Situated on the Southern most tip of the Nicoya Peninsula, Cabo Blanco is a second growth nature reserve created in 1963 by Olof Wessberg and his wife Karen Mogensen. Before this time, most of the land was cleared for agricultural development, mainly grazing land for cattle, and such was the fate for a large part of what is now Cabo Blanco. Devastated by what they saw, this husband-wife duo, with the help of some international organizations, bought this land, replanted native trees and created the first protected area in Costa Rica.
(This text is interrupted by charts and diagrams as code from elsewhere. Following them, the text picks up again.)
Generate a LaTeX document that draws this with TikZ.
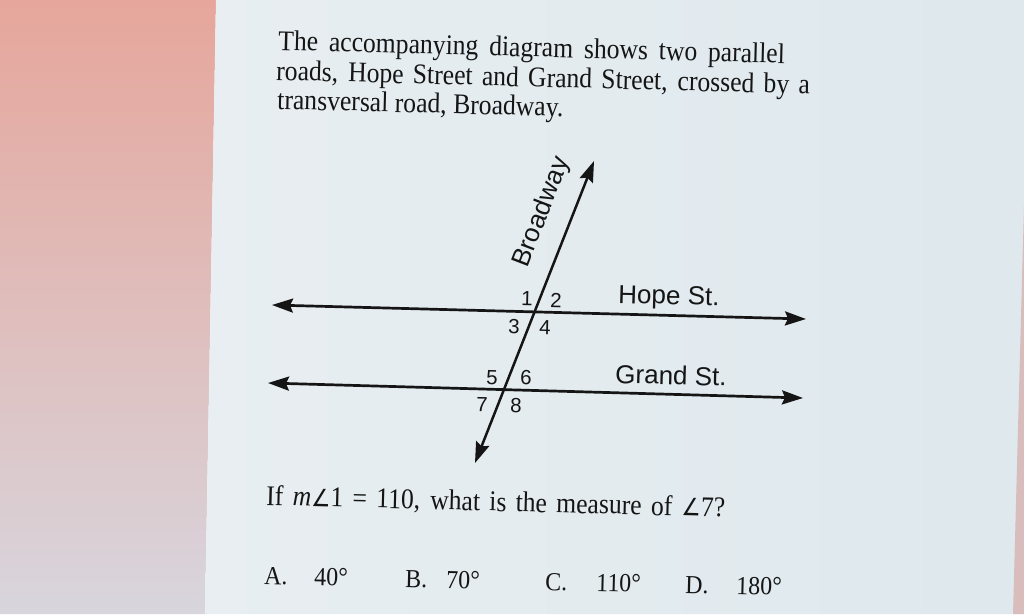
\documentclass[tikz,border=0pt]{standalone}
\usepackage{fontspec}
\setmainfont{Liberation Serif}
\newfontfamily\hv{Liberation Sans}
\newfontfamily\djs{DejaVu Sans}
\usetikzlibrary{arrows.meta}
\definecolor{bandtop}{HTML}{E6A69B}
\definecolor{bandbot}{HTML}{D8D5DD}
\definecolor{pageL}{HTML}{E8EEF1}
\definecolor{pageR}{HTML}{DEE8ED}
\definecolor{sliver}{HTML}{D9BDBD}
\definecolor{ink}{HTML}{151515}
\begin{document}
\begin{tikzpicture}[x=1pt,y=-1pt,
  road/.style={line width=2.7pt, draw=ink,
    arrows={Stealth[length=21pt,width=14pt,inset=3pt]-Stealth[length=21pt,width=14pt,inset=3pt]}},
  body/.style={anchor=base west, inner sep=0pt, rotate=-1.5, xscale=0.9, text=ink,
    font=\fontsize{28.5}{30}\selectfont},
  ans/.style={anchor=base west, inner sep=0pt, rotate=-1.5, xscale=0.92, text=ink,
    font=\fontsize{26}{28}\selectfont},
  num/.style={inner sep=0pt, rotate=-1.5, text=ink, font=\hv\fontsize{20.5}{20.5}\selectfont},
  street/.style={anchor=base west, inner sep=0pt, rotate=-1.5, text=ink,
    font=\hv\fontsize{26}{26}\selectfont}]
\useasboundingbox (0,0) rectangle (1024,614);
% background
\shade[top color=bandtop, bottom color=bandbot] (0,0) -- (216,0) -- (205,614) -- (0,614) -- cycle;
\shade[left color=pageL, right color=pageR] (216,0) -- (1024,0) -- (1024,614) -- (205,614) -- cycle;
\fill[sliver] (1024,205) -- (1024,614) -- (1013,614) -- cycle;
% intro text
\node[body] (t1) at (278,50) {\makebox[563pt][s]{The accompanying diagram shows two parallel}};
\node[body] (t2) at (276,80) {\makebox[593pt][s]{roads, Hope Street and Grand Street, crossed by a}};
\node[body] (t3) at (277,109) {transversal road, Broadway.};
% roads
\coordinate (hL) at (272,305);
\coordinate (hR) at (806,319);
\coordinate (gL) at (268,383);
\coordinate (gR) at (803,398);
\coordinate (bT) at (594,161);
\coordinate (bB) at (475,463);
\draw[road] (hL) -- (hR);
\draw[road] (gL) -- (gR);
\draw[road, line width=2.5pt] (bB) -- (bT);
% angle numbers
\node[num] (n1) at (527,299) {1};
\node[num] (n2) at (556,300) {2};
\node[num] (n3) at (514,327) {3};
\node[num] (n4) at (545,328) {4};
\node[num] (n5) at (492,378) {5};
\node[num] (n6) at (526,378) {6};
\node[num] (n7) at (482,405) {7};
\node[num] (n8) at (516,406) {8};
% street names
\node[street] (hope) at (618,303) {Hope St.};
\node[street] (grand) at (615,383) {Grand St.};
\node[inner sep=0pt, text=ink, rotate=69, font=\hv\fontsize{26}{26}\selectfont] (bway) at (542,212) {Broadway};
% question
\node[body] (q) at (266,505) {\makebox[510pt][s]{If {\itshape m}{\djs\fontsize{24}{24}\selectfont∠}1 = 110, what is the measure of {\djs\fontsize{24}{24}\selectfont∠}7?}};
% answers
\node[ans] (aA) at (264,584) {A.};
\node[ans] (aA2) at (314,585) {40°};
\node[ans] (aB) at (405,587) {B.};
\node[ans] (aB2) at (446,588) {70°};
\node[ans] (aC) at (545,590) {C.};
\node[ans] (aC2) at (596,591) {110°};
\node[ans] (aD) at (685,593) {D.};
\node[ans] (aD2) at (736,594) {180°};
\end{tikzpicture}
\end{document}
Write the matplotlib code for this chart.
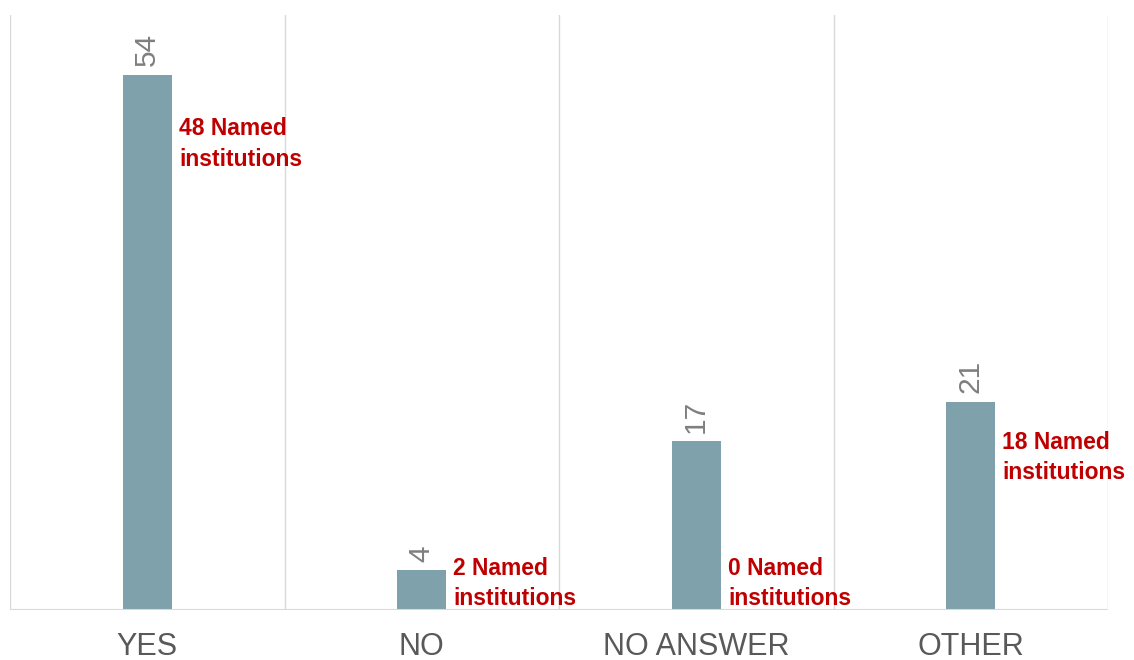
import matplotlib
matplotlib.use("Agg")
import matplotlib.pyplot as plt

categories = ["YES", "NO", "NO ANSWER", "OTHER"]
counts = [54, 4, 17, 21]
named = [48, 2, 0, 18]
note_y = [47, 2.7, 2.7, 15.4]

plt.rcParams["font.family"] = ["Liberation Sans", "DejaVu Sans"]

fig = plt.figure(figsize=(11.34, 6.6), dpi=100)
ax = fig.add_axes([10 / 1134, 50 / 660, 1098 / 1134, 595 / 660])

bar_w = 0.18
x = list(range(len(categories)))
ax.bar(x, counts, width=bar_w, color="#7ea1ab", zorder=3)

grid_c = "#d9d9d9"
for b in [i - 0.5 for i in range(len(categories) + 1)]:
    ax.axvline(b, color=grid_c, lw=1.0, zorder=1)
ax.axhline(0, color=grid_c, lw=1.5, zorder=4)

for xi, v, n, ny in zip(x, counts, named, note_y):
    ax.annotate(str(v), (xi, v), xytext=(0, 6), textcoords="offset points",
                rotation=90, ha="center", va="bottom", fontsize=21.5,
                color="#7f7f7f")
    ax.annotate(f"{n} Named\ninstitutions", (xi + bar_w / 2, ny),
                xytext=(5, 0), textcoords="offset points", ha="left",
                va="center", fontsize=16.5, fontweight="bold", color="#c00000",
                linespacing=1.4)

ax.set_xlim(-0.5, 3.5)
ax.set_ylim(0, 60)
ax.set_yticks([])
ax.set_xticks(x)
ax.set_xticklabels(categories, fontsize=22, color="#595959")
ax.tick_params(axis="x", length=0, pad=16)
for s in ax.spines.values():
    s.set_visible(False)

fig.savefig("out.png", dpi=100, facecolor="white")
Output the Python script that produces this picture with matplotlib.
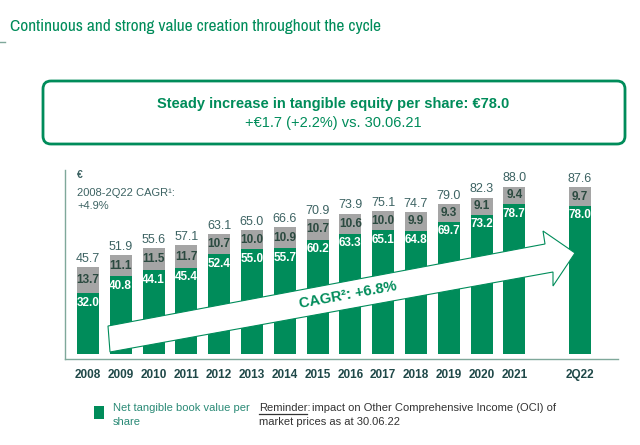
import numpy as np
import matplotlib
matplotlib.use('Agg')
import matplotlib.pyplot as plt
from matplotlib.patches import FancyBboxPatch, Polygon, Rectangle
from matplotlib import font_manager

# data
years = ['2008', '2009', '2010', '2011', '2012', '2013', '2014', '2015',
         '2016', '2017', '2018', '2019', '2020', '2021', '2Q22']
xpos = [0, 1, 2, 3, 4, 5, 6, 7, 8, 9, 10, 11, 12, 13, 15]
ntbv = [32.0, 40.8, 44.1, 45.4, 52.4, 55.0, 55.7, 60.2, 63.3, 65.1, 64.8, 69.7, 73.2, 78.7, 78.0]
oci = [13.7, 11.1, 11.5, 11.7, 10.7, 10.0, 10.9, 10.7, 10.6, 10.0, 9.9, 9.3, 9.1, 9.4, 9.7]
totals = [45.7, 51.9, 55.6, 57.1, 63.1, 65.0, 66.6, 70.9, 73.9, 75.1, 74.7, 79.0, 82.3, 88.0, 87.6]

GREEN = '#008c5a'
GRAY = '#a5a5a5'
TEAL = '#3d6363'
LINE = '#7fa89a'

plt.rcParams['font.family'] = ['Liberation Sans', 'DejaVu Sans']

# look for a narrow face for the title (slide uses Arial Narrow)
title_fp = None
for f in font_manager.fontManager.ttflist:
    nm = f.name + ' ' + f.fname
    if ('Narrow' in nm or 'Condensed' in nm) and 'Bold' not in nm and 'Oblique' not in nm \
            and 'Italic' not in nm:
        title_fp = font_manager.FontProperties(fname=f.fname, size=12.5)
        if 'Narrow' in nm:
            break
if title_fp is None:
    title_fp = font_manager.FontProperties(family='Liberation Sans', size=11.5)

fig = plt.figure(figsize=(6.4, 4.45), dpi=100)
ax = fig.add_axes([65 / 640, 1 - 359 / 445, (618 - 65) / 640, (359 - 170) / 445])

x = np.array(xpos)
ax.bar(x, ntbv, width=0.67, color=GREEN, zorder=2)
ax.bar(x, oci, width=0.67, bottom=ntbv, color=GRAY, zorder=2)

for xi, g, o, t in zip(x, ntbv, oci, totals):
    ax.text(xi, t + 1.2, f'{t:.1f}', ha='center', va='bottom', fontsize=9, color=TEAL)
    ax.text(xi, g + o / 2, f'{o:.1f}', ha='center', va='center', fontsize=8.5,
            fontweight='bold', color='#2b4a40')
    ax.text(xi, g - 5, f'{g:.1f}', ha='center', va='center', fontsize=8.5,
            fontweight='bold', color='white')

ax.set_xlim(-0.70, 16.16)
ax.set_ylim(-2.6, 96.8)
ax.set_xticks(x)
ax.set_xticklabels(years, fontsize=8.5, fontweight='bold', color='#1f4848')
ax.tick_params(axis='x', length=0, pad=7)
ax.set_yticks([])
for s in ['top', 'right']:
    ax.spines[s].set_visible(False)
for s in ['left', 'bottom']:
    ax.spines[s].set_color(LINE)
    ax.spines[s].set_linewidth(1)

# overlay in pixel coordinates for the slide decorations
ov = fig.add_axes([0, 0, 1, 1], zorder=5)
ov.set_xlim(0, 640)
ov.set_ylim(445, 0)
ov.axis('off')
ov.patch.set_alpha(0)

ov.text(10, 27, 'Continuous and strong value creation throughout the cycle',
        fontproperties=title_fp, color=GREEN, va='center', ha='left')
ov.plot([0, 5], [42, 42], color=LINE, lw=1)

box = FancyBboxPatch((43, 81), 582, 63, boxstyle='round,pad=0,rounding_size=8',
                     fc='white', ec=GREEN, lw=2)
ov.add_patch(box)
ov.text(333, 104, 'Steady increase in tangible equity per share: €78.0', ha='center',
        va='center', fontsize=10.5, fontweight='bold', color=GREEN)
ov.text(333, 123, '+€1.7 (+2.2%) vs. 30.06.21', ha='center', va='center',
        fontsize=10.5, color=GREEN)

ov.text(77, 175, '€', fontsize=7.5, fontweight='bold', color=TEAL, va='center')
ov.text(77, 193, '2008-2Q22 CAGR¹:', fontsize=8, color=TEAL, va='center')
ov.text(77, 206, '+4.9%', fontsize=8, color=TEAL, va='center')

arrow = Polygon([(108, 326), (545, 244), (543, 231), (575, 253), (553, 286),
                 (553, 272), (110, 352)], closed=True, fc='white', ec=GREEN, lw=0.8)
ov.add_patch(arrow)
ov.text(348, 295, 'CAGR²: +6.8%', rotation=10.5, rotation_mode='anchor', ha='center',
        va='center', fontsize=10.5, fontweight='bold', color=GREEN)

ov.add_patch(Rectangle((94, 406), 10, 13, fc=GREEN, ec='none'))
ov.text(113, 408, 'Net tangible book value per', fontsize=8, color='#2a8a76', va='center')
ov.text(113, 422, 'share', fontsize=8, color='#2a8a76', va='center')
ov.text(259, 408, 'Reminder:', fontsize=8, color='#333333', va='center')
ov.plot([259, 307], [414, 414], color='#333333', lw=0.9)
ov.text(312, 408, 'impact on Other Comprehensive Income (OCI) of', fontsize=8,
        color='#333333', va='center')
ov.text(259, 422, 'market prices as at 30.06.22', fontsize=8, color='#333333', va='center')

fig.savefig('out.png', dpi=100)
Cabo Blanco is home to San Miguel Biological Station, dedicated to protection, research, and education of the environment and natural world. The area is extremely diverse; it is right on the line between a dry and wet forest, combining the flora and fauna from both. Over 140 species of trees have been identified here, including the Panama Tree with it’s wide (bat-infested) trunk and the amazing Ficus Tree outside park boarders. This tree is actually an award winner; the Instituto Nacional de Biodiversidad named it “Tree of the Year” in 2009. The fauna here includes raccoons, porcupines, deer, coyotes, coatimundis, monkies, and a vast array of birds. We spotted within the park white-nosed coatimundis, howler and white-face (capuchin) monkeys, and too many birds to list. We actually spotted a wood thrush that is also seen back home!
The trails vary from a smaller loop to full day hikes to the beach. Although well marked, part of the trail we took was so dilapidated we were unsure if we were supposed to be there. Nevertheless, we crossed the river easily in the dry season but it would be interesting to see the park during the wet months. It was so worth the ‘massaging’ dirt road there and the muggy, hot, mosquito-infested atmosphere. The park ranger at the entrance was very nice, told us about the bones that have washed ashore which include baby whale vertebra, ribs, and jaw bones as well as a dolphin skull.